Your task
Scan the material for the word "this", and copy each line where it shows up.

Materials provided
________________
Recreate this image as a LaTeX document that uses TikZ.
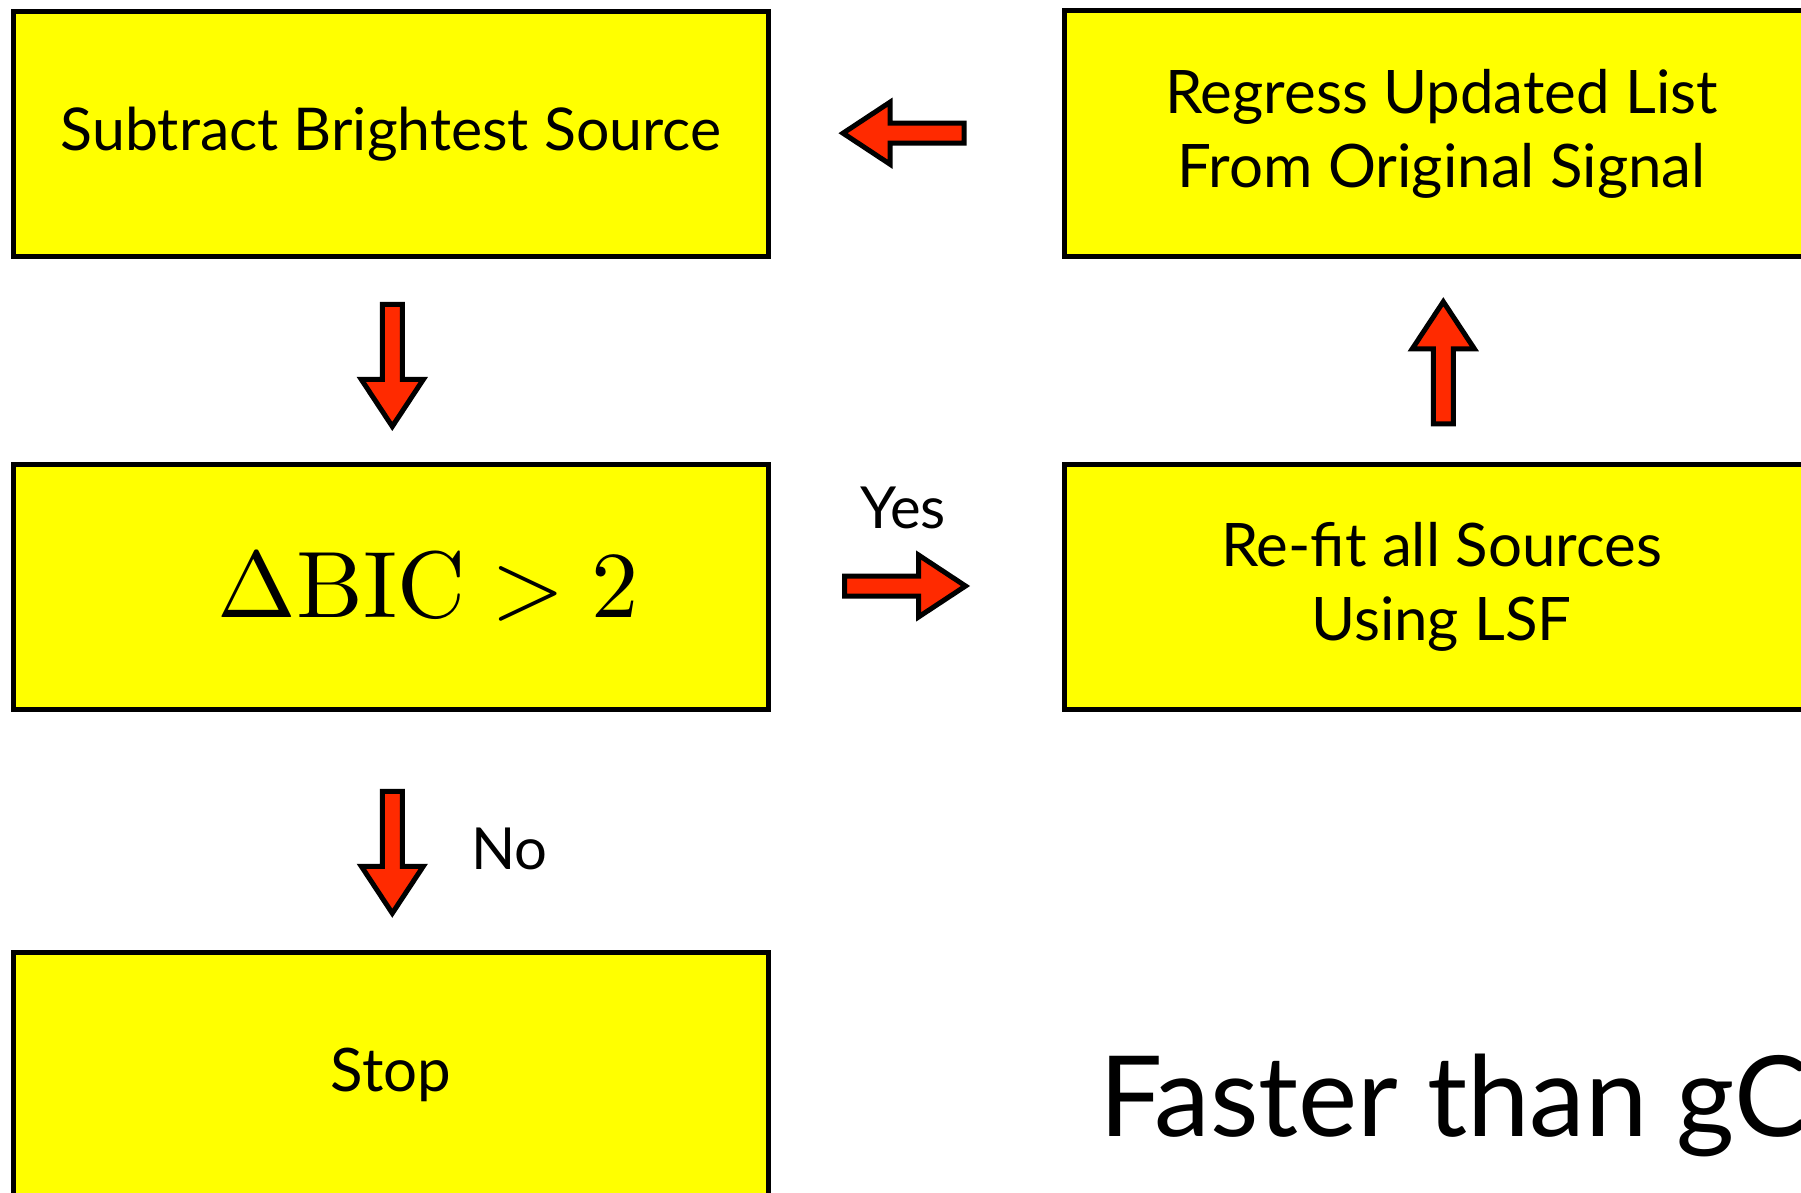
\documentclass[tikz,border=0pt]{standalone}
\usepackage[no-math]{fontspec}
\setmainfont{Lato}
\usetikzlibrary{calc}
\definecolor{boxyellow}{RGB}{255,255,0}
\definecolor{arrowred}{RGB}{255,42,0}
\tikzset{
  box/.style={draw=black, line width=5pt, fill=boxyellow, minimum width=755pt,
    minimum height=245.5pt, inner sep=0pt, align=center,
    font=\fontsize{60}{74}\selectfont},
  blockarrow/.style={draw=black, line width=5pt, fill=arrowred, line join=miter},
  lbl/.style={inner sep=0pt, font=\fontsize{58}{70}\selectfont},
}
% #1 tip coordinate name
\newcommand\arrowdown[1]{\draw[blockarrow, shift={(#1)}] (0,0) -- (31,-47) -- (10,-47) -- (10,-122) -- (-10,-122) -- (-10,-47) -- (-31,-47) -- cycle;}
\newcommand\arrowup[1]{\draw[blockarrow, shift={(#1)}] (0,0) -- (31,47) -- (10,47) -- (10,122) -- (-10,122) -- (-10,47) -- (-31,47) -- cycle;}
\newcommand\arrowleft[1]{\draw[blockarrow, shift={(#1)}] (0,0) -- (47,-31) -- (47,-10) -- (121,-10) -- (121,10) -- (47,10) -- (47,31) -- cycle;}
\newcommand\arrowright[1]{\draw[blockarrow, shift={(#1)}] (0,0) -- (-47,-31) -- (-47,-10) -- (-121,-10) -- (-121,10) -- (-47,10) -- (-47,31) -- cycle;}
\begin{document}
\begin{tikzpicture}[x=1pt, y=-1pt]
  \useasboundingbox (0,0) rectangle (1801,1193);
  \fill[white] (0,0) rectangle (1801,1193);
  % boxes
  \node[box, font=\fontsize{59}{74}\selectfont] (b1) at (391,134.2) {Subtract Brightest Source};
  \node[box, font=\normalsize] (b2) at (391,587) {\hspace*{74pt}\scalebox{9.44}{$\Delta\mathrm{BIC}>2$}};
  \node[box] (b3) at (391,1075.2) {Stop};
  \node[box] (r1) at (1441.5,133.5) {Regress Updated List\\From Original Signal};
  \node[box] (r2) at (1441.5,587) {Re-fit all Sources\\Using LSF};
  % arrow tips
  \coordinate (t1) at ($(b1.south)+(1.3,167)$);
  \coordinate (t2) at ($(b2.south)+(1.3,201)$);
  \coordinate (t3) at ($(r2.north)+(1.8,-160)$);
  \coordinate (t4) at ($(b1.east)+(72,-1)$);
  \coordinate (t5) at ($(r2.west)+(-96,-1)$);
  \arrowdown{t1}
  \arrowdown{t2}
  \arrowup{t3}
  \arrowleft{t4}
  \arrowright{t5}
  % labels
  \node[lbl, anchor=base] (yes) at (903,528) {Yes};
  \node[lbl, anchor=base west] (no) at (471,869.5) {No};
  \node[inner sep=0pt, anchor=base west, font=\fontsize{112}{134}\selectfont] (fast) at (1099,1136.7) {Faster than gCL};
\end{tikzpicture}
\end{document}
________________
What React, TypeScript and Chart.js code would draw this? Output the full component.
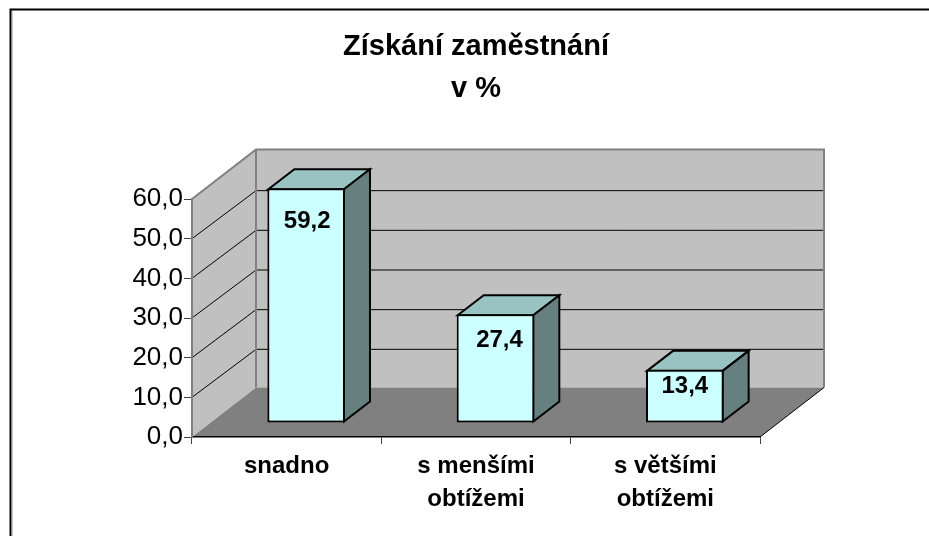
________________
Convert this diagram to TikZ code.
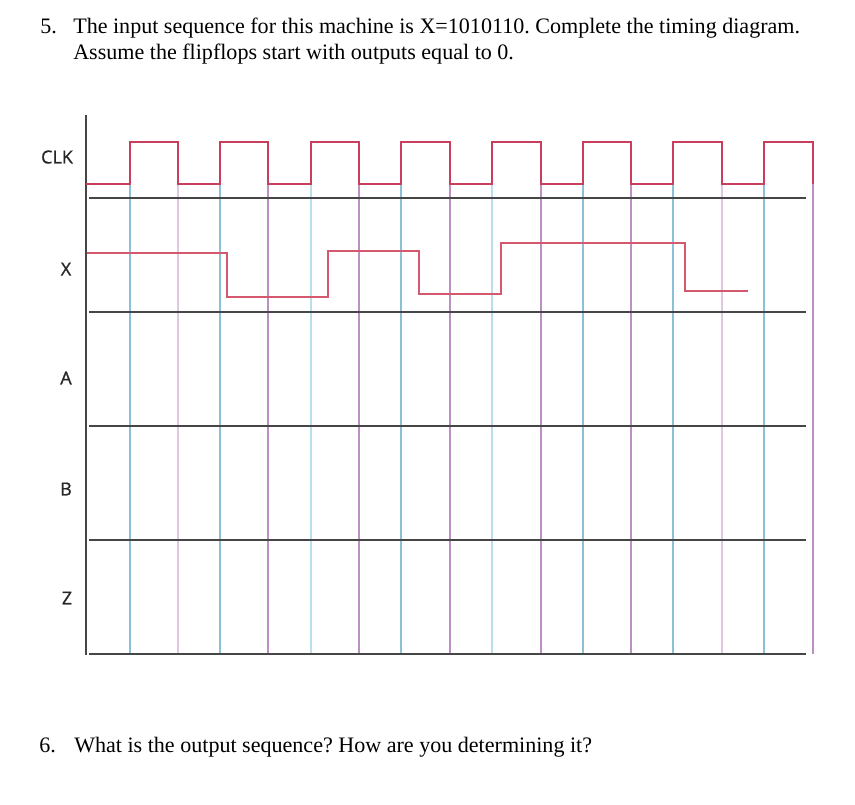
________________
Completed exercise
Recreate this image as a LaTeX document that uses TikZ.
What React, TypeScript and Chart.js code would draw this? Output the full component.
Convert this diagram to TikZ code.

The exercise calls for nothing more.